PROBLEM STATEMENT: Copy everything in the listing below word for word, apart from any images.

MATERIAL TO PROCESS:
============================================================
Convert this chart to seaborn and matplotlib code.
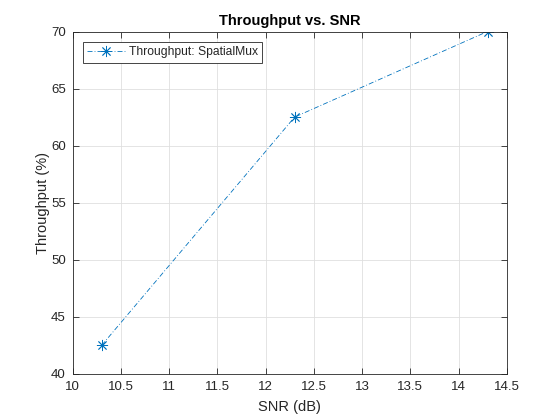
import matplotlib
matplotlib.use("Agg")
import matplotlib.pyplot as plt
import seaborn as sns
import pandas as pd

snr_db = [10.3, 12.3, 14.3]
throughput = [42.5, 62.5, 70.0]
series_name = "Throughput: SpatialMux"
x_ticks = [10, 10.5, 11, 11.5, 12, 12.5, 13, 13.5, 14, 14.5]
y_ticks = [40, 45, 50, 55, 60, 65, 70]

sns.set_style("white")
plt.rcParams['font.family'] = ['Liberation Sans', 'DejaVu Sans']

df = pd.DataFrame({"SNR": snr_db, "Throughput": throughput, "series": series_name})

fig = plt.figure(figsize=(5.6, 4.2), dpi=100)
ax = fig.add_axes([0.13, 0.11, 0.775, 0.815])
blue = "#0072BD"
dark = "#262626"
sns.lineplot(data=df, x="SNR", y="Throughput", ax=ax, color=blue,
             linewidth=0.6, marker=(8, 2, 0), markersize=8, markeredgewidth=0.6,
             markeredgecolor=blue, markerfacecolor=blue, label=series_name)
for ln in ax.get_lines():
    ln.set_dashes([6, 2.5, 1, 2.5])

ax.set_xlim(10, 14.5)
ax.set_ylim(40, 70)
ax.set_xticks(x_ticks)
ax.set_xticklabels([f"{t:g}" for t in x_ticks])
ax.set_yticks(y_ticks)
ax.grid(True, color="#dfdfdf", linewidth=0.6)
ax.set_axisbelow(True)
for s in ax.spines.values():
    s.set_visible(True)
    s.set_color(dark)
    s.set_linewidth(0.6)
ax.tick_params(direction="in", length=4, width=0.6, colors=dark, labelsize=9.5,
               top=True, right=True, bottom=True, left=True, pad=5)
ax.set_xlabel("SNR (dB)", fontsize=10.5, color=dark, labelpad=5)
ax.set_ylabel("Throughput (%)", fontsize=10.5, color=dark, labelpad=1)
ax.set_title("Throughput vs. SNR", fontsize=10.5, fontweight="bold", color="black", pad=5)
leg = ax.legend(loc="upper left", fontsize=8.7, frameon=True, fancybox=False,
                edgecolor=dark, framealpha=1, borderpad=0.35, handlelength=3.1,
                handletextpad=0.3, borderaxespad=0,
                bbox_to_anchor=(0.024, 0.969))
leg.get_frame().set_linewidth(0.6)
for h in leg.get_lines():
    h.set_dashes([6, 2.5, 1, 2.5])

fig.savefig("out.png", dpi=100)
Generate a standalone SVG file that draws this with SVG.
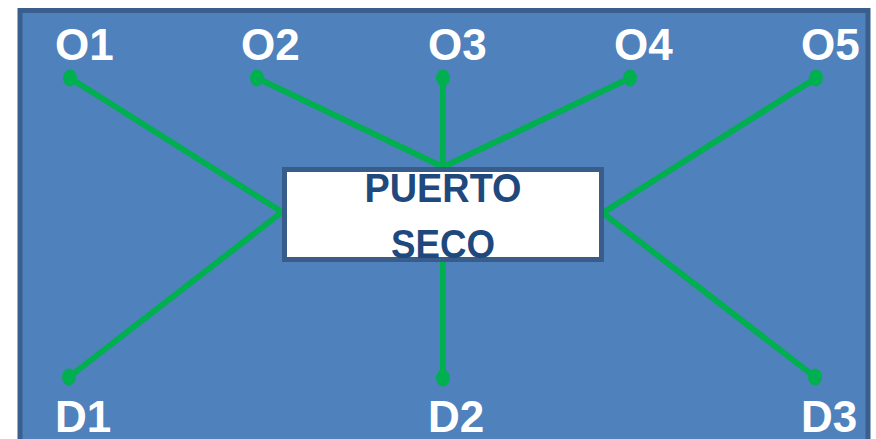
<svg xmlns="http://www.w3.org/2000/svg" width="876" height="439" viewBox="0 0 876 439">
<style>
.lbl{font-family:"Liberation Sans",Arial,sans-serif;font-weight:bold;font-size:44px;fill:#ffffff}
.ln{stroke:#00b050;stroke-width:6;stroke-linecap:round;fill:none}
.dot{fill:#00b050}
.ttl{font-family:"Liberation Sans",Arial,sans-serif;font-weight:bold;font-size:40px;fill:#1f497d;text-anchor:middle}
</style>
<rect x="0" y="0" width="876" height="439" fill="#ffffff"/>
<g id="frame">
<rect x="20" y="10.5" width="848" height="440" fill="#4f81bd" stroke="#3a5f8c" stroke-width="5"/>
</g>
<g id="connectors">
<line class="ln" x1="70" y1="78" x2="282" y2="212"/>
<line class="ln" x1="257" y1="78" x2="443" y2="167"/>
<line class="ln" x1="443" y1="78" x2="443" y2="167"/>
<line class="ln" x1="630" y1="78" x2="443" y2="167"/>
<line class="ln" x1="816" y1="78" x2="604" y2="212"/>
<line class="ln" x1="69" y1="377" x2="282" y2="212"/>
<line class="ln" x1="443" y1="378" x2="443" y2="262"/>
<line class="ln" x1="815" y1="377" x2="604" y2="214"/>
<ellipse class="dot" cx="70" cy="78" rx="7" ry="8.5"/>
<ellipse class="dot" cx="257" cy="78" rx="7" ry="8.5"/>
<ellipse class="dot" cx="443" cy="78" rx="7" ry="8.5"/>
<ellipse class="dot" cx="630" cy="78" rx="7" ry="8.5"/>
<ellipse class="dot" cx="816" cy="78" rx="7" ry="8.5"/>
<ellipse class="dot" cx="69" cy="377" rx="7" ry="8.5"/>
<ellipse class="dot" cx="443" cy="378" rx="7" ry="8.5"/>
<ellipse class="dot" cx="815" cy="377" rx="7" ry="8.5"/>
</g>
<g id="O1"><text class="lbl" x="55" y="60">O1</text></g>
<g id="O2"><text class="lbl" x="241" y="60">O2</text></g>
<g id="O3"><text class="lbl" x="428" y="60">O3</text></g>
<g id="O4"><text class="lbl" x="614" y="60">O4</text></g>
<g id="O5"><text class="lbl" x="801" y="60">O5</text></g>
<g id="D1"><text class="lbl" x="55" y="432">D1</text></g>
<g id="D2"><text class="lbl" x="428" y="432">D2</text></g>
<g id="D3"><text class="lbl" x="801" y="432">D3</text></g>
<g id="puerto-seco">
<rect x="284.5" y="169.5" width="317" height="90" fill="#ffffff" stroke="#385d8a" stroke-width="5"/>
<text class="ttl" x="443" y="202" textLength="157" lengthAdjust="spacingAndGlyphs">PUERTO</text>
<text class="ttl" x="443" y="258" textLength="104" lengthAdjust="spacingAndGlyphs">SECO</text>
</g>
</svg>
============================================================
OUTPUT FOR THIS EXERCISE:
Convert this chart to seaborn and matplotlib code.
import matplotlib
matplotlib.use("Agg")
import matplotlib.pyplot as plt
import seaborn as sns
import pandas as pd

snr_db = [10.3, 12.3, 14.3]
throughput = [42.5, 62.5, 70.0]
series_name = "Throughput: SpatialMux"
x_ticks = [10, 10.5, 11, 11.5, 12, 12.5, 13, 13.5, 14, 14.5]
y_ticks = [40, 45, 50, 55, 60, 65, 70]

sns.set_style("white")
plt.rcParams['font.family'] = ['Liberation Sans', 'DejaVu Sans']

df = pd.DataFrame({"SNR": snr_db, "Throughput": throughput, "series": series_name})

fig = plt.figure(figsize=(5.6, 4.2), dpi=100)
ax = fig.add_axes([0.13, 0.11, 0.775, 0.815])
blue = "#0072BD"
dark = "#262626"
sns.lineplot(data=df, x="SNR", y="Throughput", ax=ax, color=blue,
             linewidth=0.6, marker=(8, 2, 0), markersize=8, markeredgewidth=0.6,
             markeredgecolor=blue, markerfacecolor=blue, label=series_name)
for ln in ax.get_lines():
    ln.set_dashes([6, 2.5, 1, 2.5])

ax.set_xlim(10, 14.5)
ax.set_ylim(40, 70)
ax.set_xticks(x_ticks)
ax.set_xticklabels([f"{t:g}" for t in x_ticks])
ax.set_yticks(y_ticks)
ax.grid(True, color="#dfdfdf", linewidth=0.6)
ax.set_axisbelow(True)
for s in ax.spines.values():
    s.set_visible(True)
    s.set_color(dark)
    s.set_linewidth(0.6)
ax.tick_params(direction="in", length=4, width=0.6, colors=dark, labelsize=9.5,
               top=True, right=True, bottom=True, left=True, pad=5)
ax.set_xlabel("SNR (dB)", fontsize=10.5, color=dark, labelpad=5)
ax.set_ylabel("Throughput (%)", fontsize=10.5, color=dark, labelpad=1)
ax.set_title("Throughput vs. SNR", fontsize=10.5, fontweight="bold", color="black", pad=5)
leg = ax.legend(loc="upper left", fontsize=8.7, frameon=True, fancybox=False,
                edgecolor=dark, framealpha=1, borderpad=0.35, handlelength=3.1,
                handletextpad=0.3, borderaxespad=0,
                bbox_to_anchor=(0.024, 0.969))
leg.get_frame().set_linewidth(0.6)
for h in leg.get_lines():
    h.set_dashes([6, 2.5, 1, 2.5])

fig.savefig("out.png", dpi=100)
Generate a standalone SVG file that draws this with SVG.
<svg xmlns="http://www.w3.org/2000/svg" width="876" height="439" viewBox="0 0 876 439">
<style>
.lbl{font-family:"Liberation Sans",Arial,sans-serif;font-weight:bold;font-size:44px;fill:#ffffff}
.ln{stroke:#00b050;stroke-width:6;stroke-linecap:round;fill:none}
.dot{fill:#00b050}
.ttl{font-family:"Liberation Sans",Arial,sans-serif;font-weight:bold;font-size:40px;fill:#1f497d;text-anchor:middle}
</style>
<rect x="0" y="0" width="876" height="439" fill="#ffffff"/>
<g id="frame">
<rect x="20" y="10.5" width="848" height="440" fill="#4f81bd" stroke="#3a5f8c" stroke-width="5"/>
</g>
<g id="connectors">
<line class="ln" x1="70" y1="78" x2="282" y2="212"/>
<line class="ln" x1="257" y1="78" x2="443" y2="167"/>
<line class="ln" x1="443" y1="78" x2="443" y2="167"/>
<line class="ln" x1="630" y1="78" x2="443" y2="167"/>
<line class="ln" x1="816" y1="78" x2="604" y2="212"/>
<line class="ln" x1="69" y1="377" x2="282" y2="212"/>
<line class="ln" x1="443" y1="378" x2="443" y2="262"/>
<line class="ln" x1="815" y1="377" x2="604" y2="214"/>
<ellipse class="dot" cx="70" cy="78" rx="7" ry="8.5"/>
<ellipse class="dot" cx="257" cy="78" rx="7" ry="8.5"/>
<ellipse class="dot" cx="443" cy="78" rx="7" ry="8.5"/>
<ellipse class="dot" cx="630" cy="78" rx="7" ry="8.5"/>
<ellipse class="dot" cx="816" cy="78" rx="7" ry="8.5"/>
<ellipse class="dot" cx="69" cy="377" rx="7" ry="8.5"/>
<ellipse class="dot" cx="443" cy="378" rx="7" ry="8.5"/>
<ellipse class="dot" cx="815" cy="377" rx="7" ry="8.5"/>
</g>
<g id="O1"><text class="lbl" x="55" y="60">O1</text></g>
<g id="O2"><text class="lbl" x="241" y="60">O2</text></g>
<g id="O3"><text class="lbl" x="428" y="60">O3</text></g>
<g id="O4"><text class="lbl" x="614" y="60">O4</text></g>
<g id="O5"><text class="lbl" x="801" y="60">O5</text></g>
<g id="D1"><text class="lbl" x="55" y="432">D1</text></g>
<g id="D2"><text class="lbl" x="428" y="432">D2</text></g>
<g id="D3"><text class="lbl" x="801" y="432">D3</text></g>
<g id="puerto-seco">
<rect x="284.5" y="169.5" width="317" height="90" fill="#ffffff" stroke="#385d8a" stroke-width="5"/>
<text class="ttl" x="443" y="202" textLength="157" lengthAdjust="spacingAndGlyphs">PUERTO</text>
<text class="ttl" x="443" y="258" textLength="104" lengthAdjust="spacingAndGlyphs">SECO</text>
</g>
</svg>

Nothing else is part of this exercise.